「なぜ減ったのか」「第六波はいつ来るのか」
以下、専門家17人に尋ねた「なぜ感染者が減ったのか」の分析(以下、【なぜ減少】と表記する)、「第六波はいつ来るのか」の予測(以下、【第六波は】)を、以下で紹介する。
●一石英一郎・国際医療福祉大学病院教授
【なぜ減少】ワクチン接種、行動変容など個々の要因はあるが、原因はわからない。ウイルスの弱毒化もしくは、変異を重ねたことで自滅したという理論もある。ただ油断せずに備えてほしい。
【第六波は】……この冬(11月~3月)/すでにリバウンドが起きているイギリスを見ると、感染者数はピーク時の5~6割くらいになるのではないか。高齢者の接種が進んでいるので死者は減ると思う。
●二木芳人・昭和大学医学部客員教授
【なぜ減少】ワクチン接種と行動変容の2つが大きな要素だ。一方で、日本は今でも検査が不足しているため、数字に表われない無症状の感染者が多い可能性が否定できない。

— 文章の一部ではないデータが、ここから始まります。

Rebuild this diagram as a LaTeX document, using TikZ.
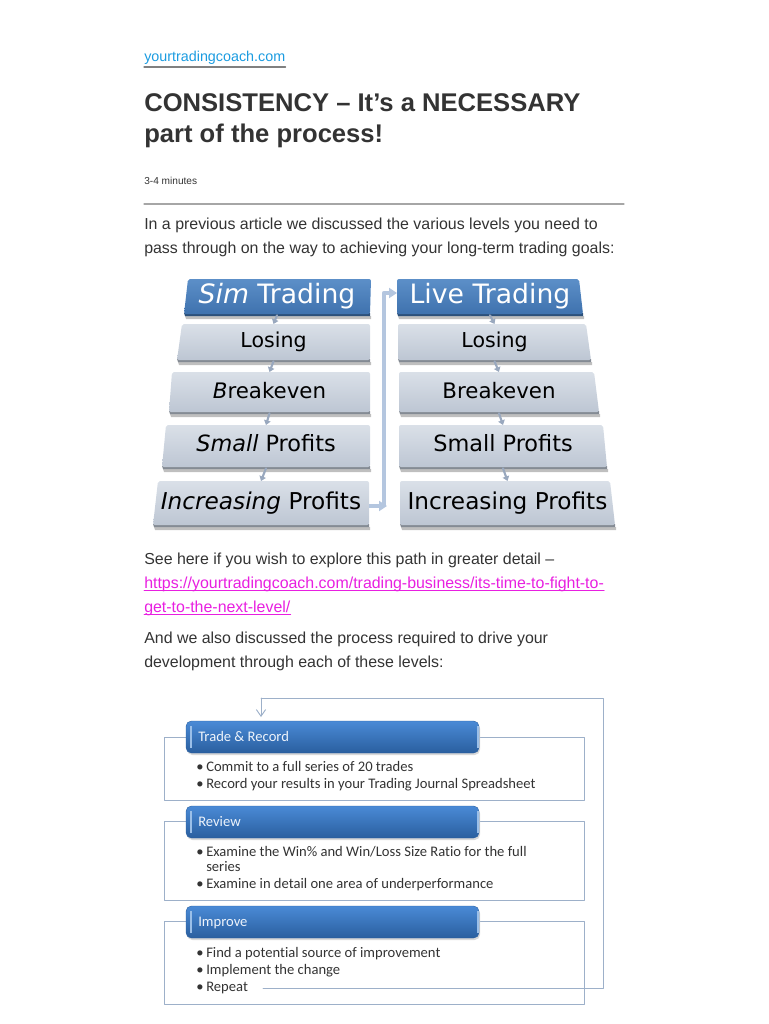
\documentclass[tikz,border=0pt]{standalone}
\usepackage{fontspec}
\setmainfont{Liberation Sans}
\newfontfamily\levelfont{DejaVu Sans}
\newfontfamily\stepfont[Ligatures=CommonOff]{Carlito}
\usetikzlibrary{arrows.meta}
\usetikzlibrary{positioning}
\definecolor{inkgray}{HTML}{333333}
\definecolor{sitelink}{HTML}{1A9BE0}
\definecolor{pagelink}{HTML}{E81FE0}
\definecolor{framegray}{HTML}{9DB0C9}
\definecolor{stepdark}{HTML}{2A5F9F}
\definecolor{stepmid}{HTML}{3C78C4}
\definecolor{steptop}{HTML}{4A8AD6}
\definecolor{simtop}{HTML}{5C8FC8}
\definecolor{simbot}{HTML}{3F72AE}
\definecolor{greytop}{HTML}{DAE0E8}
\definecolor{greybot}{HTML}{BDC6D3}
\definecolor{elbowblue}{HTML}{B4C6DF}
\tikzset{
 bodytext/.style={anchor=base west,inner sep=0pt,text=inkgray,font=\fontsize{11.95}{15}\selectfont},
 levellabel/.style={inner sep=0pt,outer sep=0pt,font=\levelfont\fontsize{#1}{20}\selectfont},
 levelarrow/.style={-{Triangle[length=3.5pt,width=5pt]},color=elbowblue!85!black,line width=1.6pt},
 elbowline/.style={color=elbowblue,line width=3.4pt,line cap=butt},
 stephead/.style={rounded corners=4pt,minimum width=219.75pt,minimum height=24pt,inner sep=0pt,outer sep=0pt,
  top color=steptop,middle color=stepmid,bottom color=stepdark,draw=stepdark,line width=0.3pt},
 stepframe/.style={draw=framegray,line width=0.7pt},
 steptext/.style={anchor=base west,inner sep=0pt,text=black!80,font=\stepfont\fontsize{10.95}{12}\selectfont},
}
\begin{document}
\begin{tikzpicture}[line cap=round,line join=round,x=0.75pt,y=-0.75pt]
\useasboundingbox (0,0) rectangle (768,1024);
\node[bodytext,text=sitelink,font=\fontsize{10.75}{13}\selectfont] (site) at (144,62) {yourtradingcoach.com};
\draw[color=gray,line width=0.9pt] ([yshift=-1.3pt]site.south west) -- ([yshift=-1.3pt]site.south east);
\node[bodytext,font=\bfseries\fontsize{19.2}{22}\selectfont] (title1) at (144,112) {CONSISTENCY – It’s a NECESSARY};
\node[bodytext,font=\bfseries\fontsize{19.2}{22}\selectfont] (title2) at (144,142.3) {part of the process!};
\node[bodytext,font=\fontsize{7.6}{9}\selectfont] (mins) at (144,184) {3-4 minutes};
\draw[color=black!35,line width=0.8pt] (144,204) -- (624,204);
\node[bodytext] (para1) at (144,229) {In a previous article we discussed the various levels you need to};
\node[bodytext] (para2) at (144,253) {pass through on the way to achieving your long-term trading goals:};
\node[bodytext] (para3) at (144,564) {See here if you wish to explore this path in greater detail –};
\node[bodytext,text=pagelink] (url1) at (144,588) {https://yourtradingcoach.com/trading-business/its-time-to-fight-to-};
\node[bodytext,text=pagelink] (url2) at (144,612) {get-to-the-next-level/};
\draw[color=pagelink,line width=0.7pt] ([yshift=-1.5pt]url1.base west) -- ([yshift=-1.5pt]url1.base east);
\draw[color=pagelink,line width=0.7pt] ([yshift=-1.5pt]url2.base west) -- ([yshift=-1.5pt]url2.base east);
\node[bodytext] (para4) at (144,643) {And we also discussed the process required to drive your};
\node[bodytext] (para5) at (144,667) {development through each of these levels:};
% level boxes
\foreach \nm/\tlx/\blx/\trx/\brx/\ty/\by/\tcol/\bcol/\tint/\fsz/\lift/\txt in {
 sim/188/184/371/370/279/314/simtop/simbot/white/20/0/{\itshape Sim\upshape{} Trading},
 sima/182/177/370/370/324/360/greytop/greybot/black/15.4/0/{Losing},
 simb/172/169/370/370/372/412/greytop/greybot/black/16/2/{\itshape B\upshape reakeven},
 simc/166/162/370/370/425/467/greytop/greybot/black/16.8/4.5/{\itshape Small\upshape{} Profits},
 simd/158/153/369/369/481/525/greytop/greybot/black/17.4/0/{\itshape Increasing\upshape{} Profits},
 live/397/397/579/583/279/314/simtop/simbot/white/20/0/{Live Trading},
 livea/398/398/586/591/324/360/greytop/greybot/black/15.4/0/{Losing},
 liveb/399/399/594/599/372/412/greytop/greybot/black/16/2/{Breakeven},
 livec/399/399/603/607/425/467/greytop/greybot/black/16.8/4.5/{Small Profits},
 lived/400/400/610/615/481/525/greytop/greybot/black/17.4/0/{Increasing Profits}}
{
 \fill[black!25] (\blx+1,\by+2) -- (\brx+1,\by+2) -- (\brx+1,\by+5) -- (\blx+2,\by+5) -- cycle;
 \fill[color=\bcol!70!black] (\blx,\by-1) -- (\brx,\by-1) -- (\brx,\by+2) -- (\blx+1,\by+2) -- cycle;
 \shade[top color=\tcol,bottom color=\bcol,rounded corners=1.5pt] (\tlx,\ty) -- (\trx,\ty) -- (\brx,\by) -- (\blx,\by) -- cycle;
 \node[levellabel=\fsz,text=\tint,minimum width={(\brx-\blx)*0.75pt},minimum height={(\by-\ty)*0.75pt}] (\nm) at ({(\blx+\brx)/2},{(\ty+\by)/2}) {\raisebox{\lift pt}{\txt}};
}
\foreach \a/\b in {sim/sima,sima/simb,simb/simc,simc/simd,live/livea,livea/liveb,liveb/livec,livec/lived}
\draw[levelarrow] ([yshift=-1pt]\a.south) -- (\b.north);
\coordinate (elbow) at (384,506);
\coordinate (elbowtip) at (387,506);
\coordinate (elbowtop) at (384,293);
\draw[elbowline,-{Triangle[length=6pt,width=7.5pt]}] (elbowtip -| simd.east) -- (elbowtip);
\draw[elbowline,-{Triangle[length=6pt,width=7.5pt]}] (elbow) -- (elbowtop) -- (elbowtop -| live.west);
% process frames
\foreach \ty/\by in {737/800,821/900,921/1004}
\draw[stepframe] (164,\ty) rectangle (584,\by);
\foreach \nm/\ty/\txt in {trade/737/{Trade \& Record},review/822/{Review},improve/922/{Improve}}
{
 \fill[black!15,rounded corners=4pt] (187,\ty-14) rectangle (480,\ty+18);
 \node[stephead] (\nm) at (332.5,\ty) {};
 \fill[color=steptop!55!white] (190,\ty-11) rectangle (192,\ty+11);
 \fill[color=steptop!55!white] (477,\ty-11) rectangle (479,\ty+11);
 \node[steptext,text=white!90!steptop] (\nm text) at (198,\ty+4) {\txt};
}
\foreach \nm/\ybase/\bul/\txt in {
 ca/771/1/{Commit to a full series of 20 trades},
 cb/788/1/{Record your results in your Trading Journal Spreadsheet},
 ra/856/1/{Examine the Win\% and Win/Loss Size Ratio for the full},
 rb/871/0/{series},
 rc/888/1/{Examine in detail one area of underperformance},
 ia/957/1/{Find a potential source of improvement},
 ib/974/1/{Implement the change},
 repeat/991/1/{Repeat}}
\node[steptext] (\nm) at (206,\ybase) {\ifnum\bul=1 \llap{\textbullet\hspace{2pt}}\fi\txt};
\coordinate (loopz) at (263,988);
\coordinate (loopa) at (603,988);
\coordinate (loopb) at (603,698);
\coordinate (loopc) at (261,698);
\coordinate (loopd) at (261,717);
\draw[color=framegray,line width=0.7pt] (loopz) -- (loopa) -- (loopb) -- (loopc);
\draw[-{Straight Barb[length=5pt,width=7pt]},color=framegray,line width=0.7pt] (loopc) -- (loopd);
\end{tikzpicture}
\end{document}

【第六波は】……この冬(11月~3月)/北海道は他の地域に先行して季節性の感染者増が生じる傾向がみられるが、すでに感染者数の下げ止まりが窺える。仮に北海道で感染拡大が起きれば、2~3週間後に本州も感染拡大の可能性がある。
●金子俊之・医療法人社団「松寿会」理事長
【なぜ減少】欧米と比べ、日本や東南アジアは感染者が少なく、コロナに対する抵抗力が比較的あったことも大きい。
【第六波は】……この冬(11月~3月)/風邪やインフルエンザと同様、呼吸器感染症のため、ある程度の感染者増は避けられない。ただし、デルタ株のような変異株が出なければ、感染者増の波は小さいのではないか。
●讃井將満・自治医科大学附属さいたま医療センター副センター長
【なぜ減少】季節性など要因は複数考えられるが、ワクチン接種のタイミングが良かったのが大きい。6~8月に急速に接種が広まったので、抗体が減っていない人が多い。
【第六波は】……この冬(11月~3月)/初期に接種した高齢者の抗体が減っていることに加え、緊急事態宣言のような行動制限が課されないため、どうしても「小さな波」は来るでしょう。
●高橋弘毅・即仁会北広島病院・札幌呼吸器医学研究所所長
【なぜ減少】ワクチンによる効果が一番大きいが、マスク着用と室内換気の意識付けが浸透したことも要因の1つ。人流が戻り、通勤通学の満員電車でも感染拡大しないのは大きい。
【第六波は】……この冬(11月~3月)/現状だとあまり大きな波にはならないのではないか。ただし、抗体の減少がどれほどのスピードで進むのか、新たな変異株が現われないかといった不安要素もある。